● RECORDS FOR THE EXERCISE:
— start —

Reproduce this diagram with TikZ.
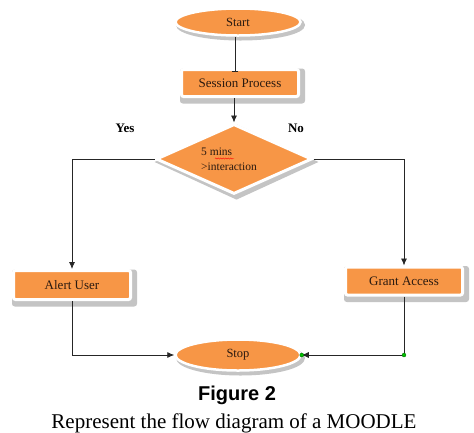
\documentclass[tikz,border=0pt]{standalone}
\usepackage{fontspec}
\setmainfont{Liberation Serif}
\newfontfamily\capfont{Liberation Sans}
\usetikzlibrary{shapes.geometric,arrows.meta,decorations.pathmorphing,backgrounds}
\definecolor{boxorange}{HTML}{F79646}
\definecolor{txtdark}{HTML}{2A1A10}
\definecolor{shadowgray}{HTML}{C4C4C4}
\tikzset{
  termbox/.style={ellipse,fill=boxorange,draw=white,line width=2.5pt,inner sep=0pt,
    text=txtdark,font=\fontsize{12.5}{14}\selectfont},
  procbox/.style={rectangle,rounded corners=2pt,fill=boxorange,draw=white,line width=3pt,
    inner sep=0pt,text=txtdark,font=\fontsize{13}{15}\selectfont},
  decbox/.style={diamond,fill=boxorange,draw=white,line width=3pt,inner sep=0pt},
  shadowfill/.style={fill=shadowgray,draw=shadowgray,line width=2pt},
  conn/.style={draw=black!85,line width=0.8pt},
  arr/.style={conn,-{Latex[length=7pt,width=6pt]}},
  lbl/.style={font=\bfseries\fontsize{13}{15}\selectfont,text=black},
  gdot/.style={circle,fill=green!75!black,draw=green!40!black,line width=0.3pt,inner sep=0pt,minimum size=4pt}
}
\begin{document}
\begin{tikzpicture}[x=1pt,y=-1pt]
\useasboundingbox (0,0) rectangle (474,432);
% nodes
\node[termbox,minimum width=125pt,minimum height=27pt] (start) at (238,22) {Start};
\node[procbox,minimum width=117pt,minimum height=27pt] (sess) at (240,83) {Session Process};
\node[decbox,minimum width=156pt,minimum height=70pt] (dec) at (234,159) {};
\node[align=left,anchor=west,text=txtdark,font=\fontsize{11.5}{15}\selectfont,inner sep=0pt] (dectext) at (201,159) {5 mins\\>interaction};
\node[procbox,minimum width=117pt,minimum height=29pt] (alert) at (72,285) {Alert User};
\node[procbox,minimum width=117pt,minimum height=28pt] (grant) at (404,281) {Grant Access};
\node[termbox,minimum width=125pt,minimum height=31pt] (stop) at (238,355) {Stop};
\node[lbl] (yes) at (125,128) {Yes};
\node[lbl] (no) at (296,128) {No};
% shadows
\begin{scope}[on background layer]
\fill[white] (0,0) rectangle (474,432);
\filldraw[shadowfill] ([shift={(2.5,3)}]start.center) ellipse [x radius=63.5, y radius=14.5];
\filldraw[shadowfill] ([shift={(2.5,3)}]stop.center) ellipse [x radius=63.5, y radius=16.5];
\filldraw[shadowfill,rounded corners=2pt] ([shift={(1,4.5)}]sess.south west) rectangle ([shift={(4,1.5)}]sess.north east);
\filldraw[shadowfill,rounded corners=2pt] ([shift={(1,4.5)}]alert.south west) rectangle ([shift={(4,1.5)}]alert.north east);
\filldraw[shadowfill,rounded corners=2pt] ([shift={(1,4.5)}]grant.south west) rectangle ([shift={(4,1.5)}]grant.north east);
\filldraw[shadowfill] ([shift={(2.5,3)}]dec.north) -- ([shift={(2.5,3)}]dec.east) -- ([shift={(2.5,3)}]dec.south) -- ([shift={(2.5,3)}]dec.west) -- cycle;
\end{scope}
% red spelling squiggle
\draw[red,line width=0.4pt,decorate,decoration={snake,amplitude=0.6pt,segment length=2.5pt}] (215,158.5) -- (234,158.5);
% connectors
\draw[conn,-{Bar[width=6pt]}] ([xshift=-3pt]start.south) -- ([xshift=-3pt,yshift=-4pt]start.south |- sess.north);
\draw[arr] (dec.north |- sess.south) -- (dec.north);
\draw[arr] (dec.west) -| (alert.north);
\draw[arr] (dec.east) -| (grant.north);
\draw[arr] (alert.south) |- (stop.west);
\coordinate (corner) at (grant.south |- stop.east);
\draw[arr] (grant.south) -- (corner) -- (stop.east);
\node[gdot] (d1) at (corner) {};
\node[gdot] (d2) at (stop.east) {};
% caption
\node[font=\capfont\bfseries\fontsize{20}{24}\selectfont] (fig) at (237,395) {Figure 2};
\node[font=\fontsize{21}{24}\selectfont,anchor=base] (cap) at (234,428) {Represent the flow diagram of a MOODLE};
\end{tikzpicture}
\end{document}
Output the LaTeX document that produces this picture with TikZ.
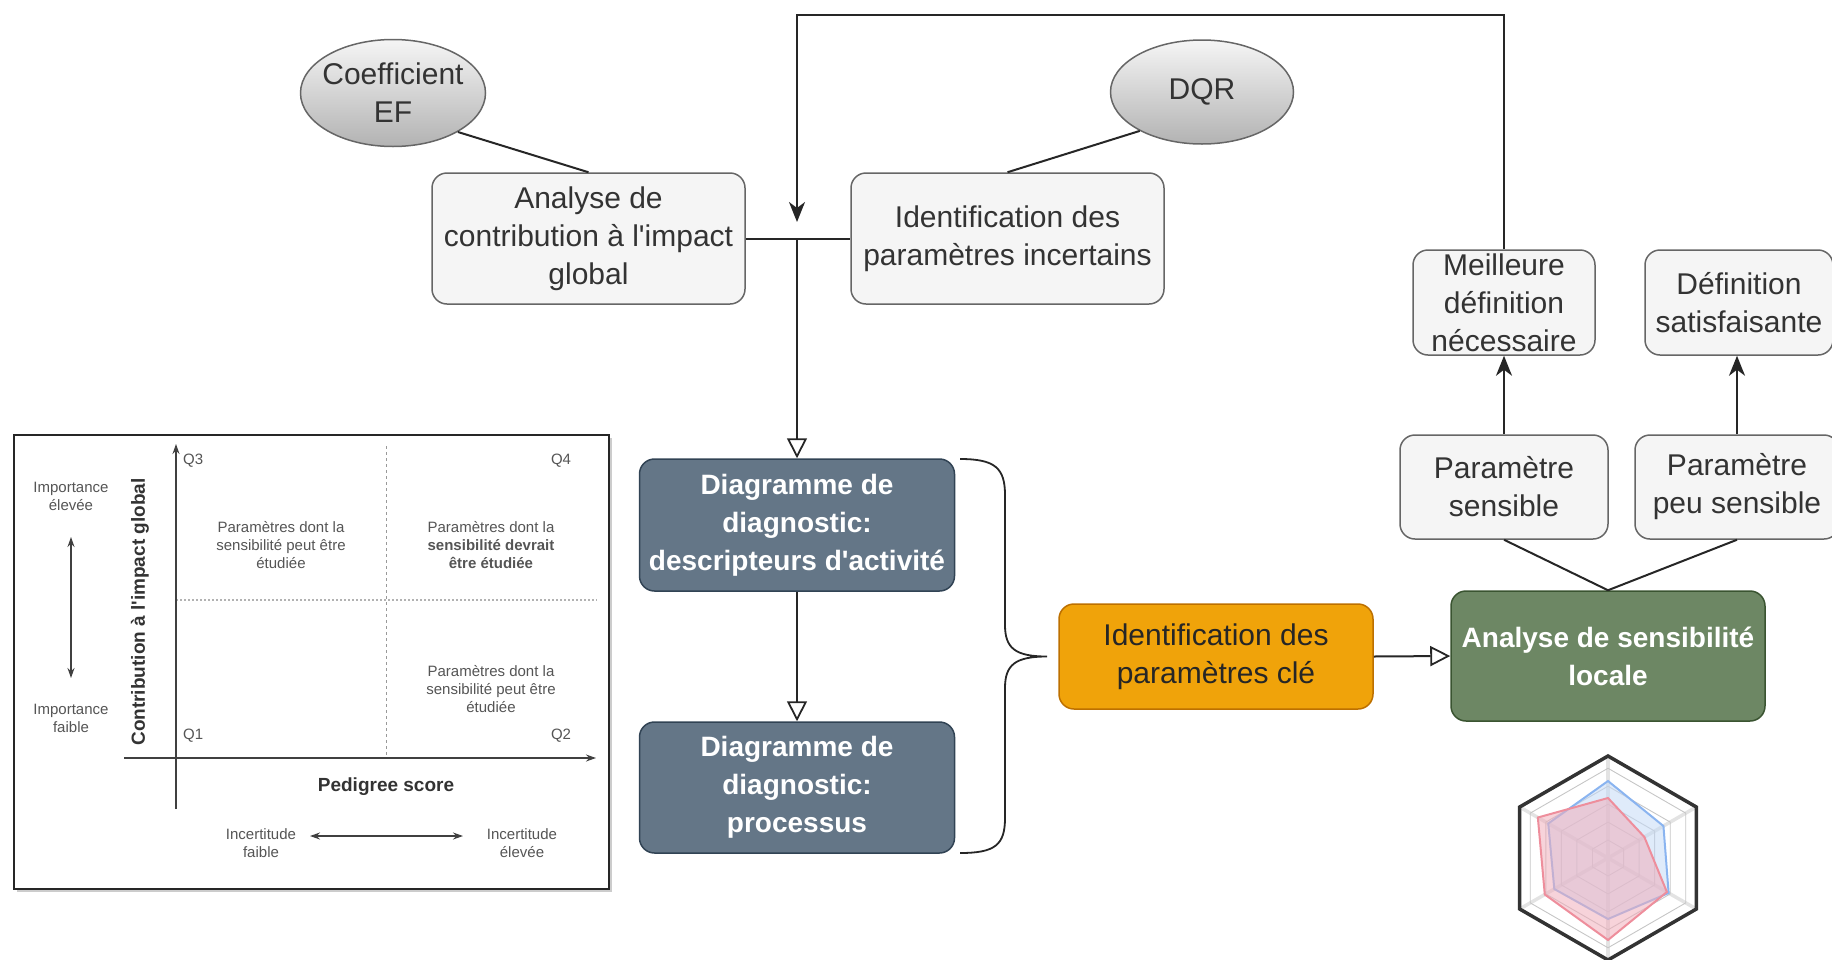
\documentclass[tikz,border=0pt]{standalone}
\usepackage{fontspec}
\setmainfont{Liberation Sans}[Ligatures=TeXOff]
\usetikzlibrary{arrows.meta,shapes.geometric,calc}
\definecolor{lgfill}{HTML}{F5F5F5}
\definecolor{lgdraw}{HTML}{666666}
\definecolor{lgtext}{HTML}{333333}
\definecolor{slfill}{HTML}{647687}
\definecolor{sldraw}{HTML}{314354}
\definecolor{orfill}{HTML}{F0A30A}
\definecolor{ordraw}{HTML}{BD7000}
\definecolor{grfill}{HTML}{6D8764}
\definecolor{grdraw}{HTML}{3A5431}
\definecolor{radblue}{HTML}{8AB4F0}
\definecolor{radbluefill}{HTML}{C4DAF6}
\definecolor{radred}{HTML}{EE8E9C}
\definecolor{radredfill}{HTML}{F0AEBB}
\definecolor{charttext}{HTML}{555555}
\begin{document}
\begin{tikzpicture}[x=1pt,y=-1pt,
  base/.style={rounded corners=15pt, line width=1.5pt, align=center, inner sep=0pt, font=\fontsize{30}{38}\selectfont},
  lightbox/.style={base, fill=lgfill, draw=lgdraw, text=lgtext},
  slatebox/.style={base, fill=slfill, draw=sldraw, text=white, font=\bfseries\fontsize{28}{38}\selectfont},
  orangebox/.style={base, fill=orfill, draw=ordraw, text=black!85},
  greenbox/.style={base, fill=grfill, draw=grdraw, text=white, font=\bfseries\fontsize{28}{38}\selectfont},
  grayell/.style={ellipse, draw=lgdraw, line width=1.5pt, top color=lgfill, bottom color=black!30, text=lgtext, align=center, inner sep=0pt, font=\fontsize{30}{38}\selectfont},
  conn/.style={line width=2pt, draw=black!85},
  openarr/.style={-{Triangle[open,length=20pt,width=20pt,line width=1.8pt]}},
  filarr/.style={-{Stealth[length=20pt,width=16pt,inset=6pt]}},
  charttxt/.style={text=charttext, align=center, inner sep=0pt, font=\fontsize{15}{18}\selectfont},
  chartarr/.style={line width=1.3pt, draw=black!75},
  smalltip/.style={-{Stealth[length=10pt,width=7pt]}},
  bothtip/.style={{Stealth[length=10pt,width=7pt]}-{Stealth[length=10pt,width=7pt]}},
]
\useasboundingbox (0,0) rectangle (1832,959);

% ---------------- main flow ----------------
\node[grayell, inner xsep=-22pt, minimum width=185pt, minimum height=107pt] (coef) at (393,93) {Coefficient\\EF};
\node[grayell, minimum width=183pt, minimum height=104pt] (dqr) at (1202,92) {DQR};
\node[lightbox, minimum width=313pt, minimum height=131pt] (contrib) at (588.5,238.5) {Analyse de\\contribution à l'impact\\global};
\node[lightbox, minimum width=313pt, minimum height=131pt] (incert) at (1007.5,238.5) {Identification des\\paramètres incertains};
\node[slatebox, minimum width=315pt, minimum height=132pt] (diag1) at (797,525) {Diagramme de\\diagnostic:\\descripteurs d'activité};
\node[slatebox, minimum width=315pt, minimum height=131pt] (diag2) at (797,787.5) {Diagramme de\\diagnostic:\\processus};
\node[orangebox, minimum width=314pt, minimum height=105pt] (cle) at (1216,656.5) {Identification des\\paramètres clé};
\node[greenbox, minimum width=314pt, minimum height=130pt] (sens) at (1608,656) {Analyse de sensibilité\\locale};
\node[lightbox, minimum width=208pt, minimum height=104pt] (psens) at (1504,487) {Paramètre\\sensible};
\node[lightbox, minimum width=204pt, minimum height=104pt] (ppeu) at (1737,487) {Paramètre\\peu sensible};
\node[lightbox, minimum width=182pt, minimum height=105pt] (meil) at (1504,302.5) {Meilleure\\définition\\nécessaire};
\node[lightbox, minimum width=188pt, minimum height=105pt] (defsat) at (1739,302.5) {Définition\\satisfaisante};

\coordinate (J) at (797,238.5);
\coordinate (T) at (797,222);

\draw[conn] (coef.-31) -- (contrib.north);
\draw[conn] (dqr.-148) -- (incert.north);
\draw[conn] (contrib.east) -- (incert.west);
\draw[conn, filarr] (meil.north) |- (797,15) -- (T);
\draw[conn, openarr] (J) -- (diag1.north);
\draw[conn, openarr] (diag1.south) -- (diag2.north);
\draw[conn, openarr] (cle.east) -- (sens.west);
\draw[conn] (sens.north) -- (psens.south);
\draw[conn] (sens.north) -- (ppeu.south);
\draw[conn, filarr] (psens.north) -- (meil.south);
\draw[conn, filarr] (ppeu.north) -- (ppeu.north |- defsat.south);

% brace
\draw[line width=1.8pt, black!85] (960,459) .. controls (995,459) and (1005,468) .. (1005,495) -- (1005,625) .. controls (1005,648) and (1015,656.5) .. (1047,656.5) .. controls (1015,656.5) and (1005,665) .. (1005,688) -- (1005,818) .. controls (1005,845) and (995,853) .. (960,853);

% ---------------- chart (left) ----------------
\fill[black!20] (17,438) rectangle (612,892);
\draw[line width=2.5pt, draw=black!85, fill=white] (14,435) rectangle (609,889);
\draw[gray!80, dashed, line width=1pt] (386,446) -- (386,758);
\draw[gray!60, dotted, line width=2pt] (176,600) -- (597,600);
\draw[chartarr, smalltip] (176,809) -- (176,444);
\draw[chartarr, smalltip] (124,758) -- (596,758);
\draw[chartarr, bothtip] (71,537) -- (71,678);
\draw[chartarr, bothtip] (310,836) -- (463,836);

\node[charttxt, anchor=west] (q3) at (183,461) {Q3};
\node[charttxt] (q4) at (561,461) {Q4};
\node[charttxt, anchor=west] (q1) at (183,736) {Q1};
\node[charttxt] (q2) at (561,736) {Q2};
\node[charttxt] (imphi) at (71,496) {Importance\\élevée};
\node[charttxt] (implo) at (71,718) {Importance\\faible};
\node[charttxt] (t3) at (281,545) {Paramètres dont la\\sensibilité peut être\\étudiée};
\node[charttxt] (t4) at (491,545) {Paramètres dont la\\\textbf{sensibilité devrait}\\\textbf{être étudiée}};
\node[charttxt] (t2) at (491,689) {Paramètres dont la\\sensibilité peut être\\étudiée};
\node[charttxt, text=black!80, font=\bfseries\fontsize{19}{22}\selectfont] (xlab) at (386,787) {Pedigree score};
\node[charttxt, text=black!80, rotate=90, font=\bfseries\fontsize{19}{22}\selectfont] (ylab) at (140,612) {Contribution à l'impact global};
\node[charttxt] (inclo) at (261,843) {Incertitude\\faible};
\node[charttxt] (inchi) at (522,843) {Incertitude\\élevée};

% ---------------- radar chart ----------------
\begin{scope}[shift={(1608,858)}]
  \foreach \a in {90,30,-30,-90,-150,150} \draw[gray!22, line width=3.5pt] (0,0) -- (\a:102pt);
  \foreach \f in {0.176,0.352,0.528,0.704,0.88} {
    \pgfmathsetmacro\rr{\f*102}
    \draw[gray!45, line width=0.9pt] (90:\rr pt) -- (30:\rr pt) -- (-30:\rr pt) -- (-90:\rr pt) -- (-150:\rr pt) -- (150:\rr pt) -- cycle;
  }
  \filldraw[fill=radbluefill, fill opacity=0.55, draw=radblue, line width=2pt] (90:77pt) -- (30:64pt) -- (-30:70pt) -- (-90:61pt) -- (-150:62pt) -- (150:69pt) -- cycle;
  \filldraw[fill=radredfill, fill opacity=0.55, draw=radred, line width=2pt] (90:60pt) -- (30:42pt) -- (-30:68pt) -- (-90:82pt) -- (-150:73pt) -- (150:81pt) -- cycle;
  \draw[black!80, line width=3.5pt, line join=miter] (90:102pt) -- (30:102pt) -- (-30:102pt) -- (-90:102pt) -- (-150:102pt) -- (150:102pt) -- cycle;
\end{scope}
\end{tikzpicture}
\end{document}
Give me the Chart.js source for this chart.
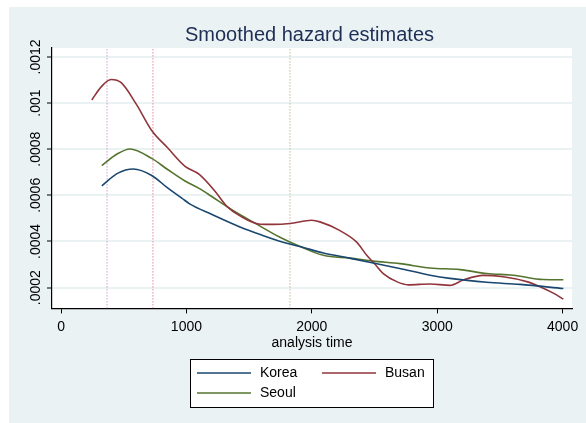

— end —

Count every line above that holds the string "this" and give the total, nothing more.

● FINAL ANSWER:
3